A group of “white, male, straight, British” creatives from JWT London are accusing the WPP-owned agency of discrimination after being made redundant in May.
According to reports, the unidentified party of males lost their jobs days after the agency’s creative director Jo Wallace (main photo) told an industry conference she wanted to “obliterate” its reputation as a “Knightsbridge boys’ club”.
Knightsbridge is one of London’s wealthiest suburbs and is famous for being elitist and home to a various old-school institutions and political establishments.
Wallace reportedly opened her conference presentation by telling the audience that she was openly gay before revealing JWT’s initiatives to address gender pay disparity at the agency. “I love a challenge,” Wallace said before adding the pay gap was a “rocket in the arse” in the industry needed.

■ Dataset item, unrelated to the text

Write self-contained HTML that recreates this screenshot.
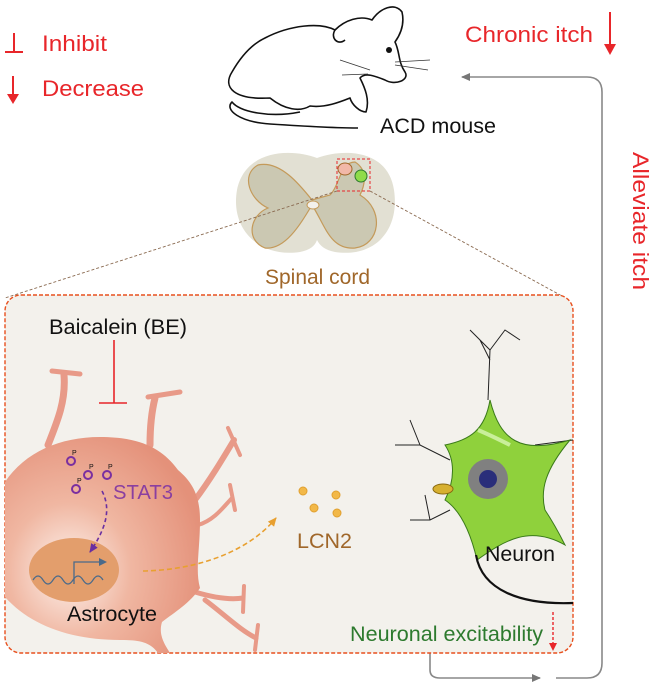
<!DOCTYPE html>
<html><head><meta charset="utf-8"><style>
body{margin:0;background:#fff;}
svg{display:block;font-family:"Liberation Sans",Arial,sans-serif;}
</style></head><body>
<svg width="655" height="685" viewBox="0 0 655 685" xmlns="http://www.w3.org/2000/svg">
<defs>
<radialGradient id="astro" cx="0.33" cy="0.62" r="0.7">
<stop offset="0" stop-color="#fdf3ee"/><stop offset="0.45" stop-color="#f0b7a2"/><stop offset="1" stop-color="#e4917a"/>
</radialGradient>
<marker id="ga" markerWidth="10" markerHeight="10" refX="8" refY="5" orient="auto" markerUnits="userSpaceOnUse"><path d="M0,1 L9,5 L0,9 z" fill="#777"/></marker>
<marker id="oa" markerWidth="10" markerHeight="10" refX="8" refY="5" orient="auto" markerUnits="userSpaceOnUse"><path d="M0,1 L9,5 L0,9 z" fill="#e8a030"/></marker>
<marker id="pa" markerWidth="10" markerHeight="10" refX="8" refY="5" orient="auto" markerUnits="userSpaceOnUse"><path d="M0,1 L9,5 L0,9 z" fill="#6a2fa0"/></marker>
</defs>

<!-- legend -->
<g stroke="#e8262a" stroke-width="2" fill="none">
<path d="M14,33 V52 M5,52 H23"/>
<path d="M13,76 V100"/>
<path d="M610,12 V50"/>
<path d="M371,508 V548"/>
</g>
<path d="M7,94 L13,104 L19,94z" fill="#e8262a"/>
<path d="M604,44 L610,55 L616,44z" fill="#e8262a"/>
<path d="M365,542 L371,553 L377,542z" fill="#e8262a"/>
<text x="42" y="51" font-size="22" fill="#e8262a" textLength="65" lengthAdjust="spacingAndGlyphs">Inhibit</text>
<text x="42" y="96" font-size="22" fill="#e8262a" textLength="102" lengthAdjust="spacingAndGlyphs">Decrease</text>
<text x="465" y="42" font-size="22" fill="#e8262a" textLength="128" lengthAdjust="spacingAndGlyphs">Chronic itch</text>
<text transform="translate(633,152) rotate(90)" font-size="22" fill="#e8262a" textLength="138" lengthAdjust="spacingAndGlyphs">Alleviate itch</text>

<!-- mouse -->
<g fill="#fff" stroke="#111" stroke-width="1.6" stroke-linejoin="round">
<path d="M270,98 C235,100 222,88 232,72 C240,58 250,45 265,38 C290,25 320,22 335,30 C345,20 360,15 372,20 C380,8 395,2 402,12 C405,25 400,35 395,42 C400,52 398,62 405,72 C410,80 395,86 385,80 C375,76 365,72 360,78 C365,88 370,100 366,112 C360,112 352,105 350,98 C340,102 325,108 310,106 C300,112 285,110 270,98z"/>
<path d="M300,112 C270,118 240,112 232,102 C224,110 240,122 270,124 C300,126 330,128 358,128" fill="none"/>
<path d="M335,30 C330,38 338,46 345,40" fill="none"/>
</g>
<circle cx="389" cy="50" r="3" fill="#111"/>
<g stroke="#333" stroke-width="0.8"><path d="M395,62 L430,60 M395,65 L428,70 M370,70 L340,60 M368,74 L342,75"/></g>
<text x="380" y="133" font-size="21" fill="#111" textLength="116" lengthAdjust="spacingAndGlyphs">ACD mouse</text>

<!-- spinal cord -->
<path d="M317,158 C290,148 245,150 237,190 C230,230 260,258 300,252 C310,250 315,246 317,240 C320,246 325,250 335,252 C375,258 400,230 394,190 C388,150 345,148 317,158z" fill="#e2e0d3"/>
<path d="M258,165 C240,175 250,200 268,208 C250,215 245,240 265,248 C285,250 300,225 312,205 C325,225 330,250 355,248 C380,245 385,210 360,195 C365,185 368,170 355,162 C340,162 340,185 330,195 L312,200 C300,185 280,160 258,165z" fill="#cbc8b2" stroke="#c49a5a" stroke-width="1.2"/>
<ellipse cx="313" cy="205" rx="6" ry="4" fill="#f3f1ec" stroke="#c49a5a"/>
<ellipse cx="345" cy="169" rx="7" ry="6" fill="#f2b8a8" stroke="#a0672a"/>
<circle cx="361" cy="176" r="6" fill="#8fdc4a" stroke="#2d7a2e"/>
<rect x="337" y="159" width="33" height="32" fill="none" stroke="#e8262a" stroke-dasharray="3,2"/>
<g stroke="#8a6a50" stroke-width="0.9" stroke-dasharray="3,2" fill="none">
<path d="M337,191 L5,298"/><path d="M370,191 L562,296"/>
</g>
<text x="265" y="284" font-size="21" fill="#a0672a" textLength="105" lengthAdjust="spacingAndGlyphs">Spinal cord</text>

<!-- right gray loop -->
<path d="M545,678 L587,678 Q602,678 602,663 V92 Q602,77 587,77 L462,77" fill="none" stroke="#888" stroke-width="1.6" marker-end="url(#ga)"/>
<path d="M430,653 V670 Q430,678 440,678 L540,678" fill="none" stroke="#888" stroke-width="1.6" marker-end="url(#ga)"/>
<rect x="542" y="670" width="14" height="14" fill="#fff"/>

<!-- main box -->
<rect x="5" y="295" width="568" height="358" rx="16" fill="#f3f1ec" stroke="#e8501e" stroke-width="1.4" stroke-dasharray="4,2"/>

<!-- astrocyte processes -->
<g fill="none" stroke="#e89a88" stroke-linecap="round" stroke-linejoin="round">
<path d="M48,445 C58,420 66,400 64,375" stroke-width="7"/>
<path d="M52,371 L80,374" stroke-width="5"/>
<path d="M150,445 C150,425 152,410 155,398" stroke-width="7"/>
<path d="M148,397 L180,392" stroke-width="5"/>
<path d="M195,500 C210,480 222,460 234,440" stroke-width="6"/>
<path d="M228,428 L240,455" stroke-width="4"/>
<path d="M198,525 C215,520 225,505 232,498" stroke-width="4"/>
<path d="M230,485 L235,510" stroke-width="4"/>
<path d="M195,592 C215,598 230,600 243,598" stroke-width="5"/>
<path d="M244,586 L243,612" stroke-width="4"/>
<path d="M205,600 C225,615 240,630 256,638" stroke-width="5"/>
<path d="M258,625 L255,650" stroke-width="4"/>
</g>
<!-- astrocyte body -->
<path d="M5,482 C25,452 60,437 100,437 C140,437 162,448 178,470 C192,482 200,495 200,520 C200,550 195,570 200,588 C190,603 175,612 162,622 C158,635 165,645 170,653 L158,653 C150,642 140,640 120,640 C70,640 30,625 5,597 Z" fill="url(#astro)"/>
<ellipse cx="74" cy="570" rx="45" ry="32" fill="#e39e6c"/>
<path d="M33,580 q5,-8 10,0 t10,0 t10,0 t10,0 t10,0 t10,0 t10,0" fill="none" stroke="#4a6a8a" stroke-width="1.2"/>
<path d="M74,584 V562 H100" fill="none" stroke="#4a6a8a" stroke-width="1.3"/>
<path d="M99,558 L107,562 L99,566z" fill="#4a6a8a"/>
<g fill="none" stroke="#7a2fa0" stroke-width="2">
<circle cx="71" cy="461" r="4"/><circle cx="88" cy="475" r="4"/><circle cx="107" cy="475" r="4"/><circle cx="76" cy="489" r="4"/>
</g>
<g font-size="7" fill="#111"><text x="72" y="455">P</text><text x="89" y="469">P</text><text x="108" y="469">P</text><text x="77" y="483">P</text></g>
<text x="113" y="499" font-size="20" fill="#8a3fa0" textLength="60" lengthAdjust="spacingAndGlyphs">STAT3</text>
<path d="M102,491 C112,510 105,530 90,552" fill="none" stroke="#6a2fa0" stroke-width="1.6" stroke-dasharray="4,3" marker-end="url(#pa)"/>
<text x="67" y="621" font-size="21" fill="#111" textLength="90" lengthAdjust="spacingAndGlyphs">Astrocyte</text>
<path d="M143,571 C200,570 250,550 276,518" fill="none" stroke="#e8a030" stroke-width="1.6" stroke-dasharray="5,3" marker-end="url(#oa)"/>

<!-- inhibit line -->
<path d="M114,340 V403 M99,403 H127" stroke="#e8262a" stroke-width="1.6" fill="none"/>
<text x="49" y="334" font-size="21" fill="#111" textLength="138" lengthAdjust="spacingAndGlyphs">Baicalein (BE)</text>

<!-- LCN2 -->
<g fill="#f2b848" stroke="#e0a030"><circle cx="303" cy="491" r="4"/><circle cx="336" cy="495" r="4"/><circle cx="314" cy="508" r="4"/><circle cx="337" cy="513" r="4"/></g>
<text x="297" y="548" font-size="21" fill="#a0672a" textLength="55" lengthAdjust="spacingAndGlyphs">LCN2</text>

<!-- neuron -->
<g stroke="#222" stroke-width="1" fill="none">
<path d="M488,400 L490,350 L470,330 M490,350 L505,330 L520,340 M490,360 L480,340"/>
<path d="M450,460 L420,445 L395,445 M420,445 L410,420"/>
<path d="M450,510 L430,520 L410,520 M430,520 L425,495"/>
<path d="M535,445 L573,440"/>
</g>
<path d="M490,400 C500,440 520,455 570,440 C545,470 540,490 545,510 C555,525 560,535 565,545 C530,525 505,540 477,560 C470,530 460,510 445,500 C455,480 455,460 445,445 C470,440 485,430 490,400z" fill="#8fd13c" stroke="#3a7a1a" stroke-width="1"/>
<path d="M478,430 C490,435 500,440 510,445" stroke="#c9ef9a" stroke-width="4" fill="none"/>
<circle cx="488" cy="479" r="20" fill="#808080"/>
<circle cx="488" cy="479" r="9" fill="#2a2e7a"/>
<ellipse cx="443" cy="489" rx="10" ry="5" fill="#d7b030" stroke="#8a6a10"/>
<path d="M476,555 C482,590 520,605 573,603" fill="none" stroke="#111" stroke-width="2.2"/>
<text x="485" y="561" font-size="21" fill="#111" textLength="70" lengthAdjust="spacingAndGlyphs">Neuron</text>
<text x="350" y="641" font-size="21" fill="#2d7a2e" textLength="193" lengthAdjust="spacingAndGlyphs">Neuronal excitability</text>
<path d="M553,612 V645" stroke="#e8262a" stroke-width="1.4" stroke-dasharray="3,2"/>
<path d="M549,643 L553,651 L557,643z" fill="#e8262a"/>
</svg>
</body></html>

Following Wallace’s presentation, the group of men went to JWT’s HR department to express their reservations about her comments only to be made redundant a few days later.
It is understood the men have now engaged lawyers about bringing a discrimination case on grounds of gender, race, nationality and sexuality.
It will be an interesting test case too, as a number of British agencies have worked hard in recent times to elevate women to senior leadership roles.
Earlier this year JWT was exposed for having the widest gender pay gap in the sector with a mean of 38.3 per cent and a median of 44.7 per cent, compared with a UK industry average of 16.2 per cent.
A spokeswoman for JWT said: “It’s not appropriate for us to comment on individuals in an ongoing process. Any redundancies at J Walter Thompson London are handled fairly, lawfully and without any form of discrimination.”
In December, Wallace penned an opinion piece that read “a hell of a lot of people are literally sleeping on the job when it comes to diversifying their creative department beyond white, pale, stale males.
“Despite so much talk and agreement on the importance of diversity for the creative industry there are still far too many creative departments with zero female or BAME (black, Asian and minority ethnic) creatives.”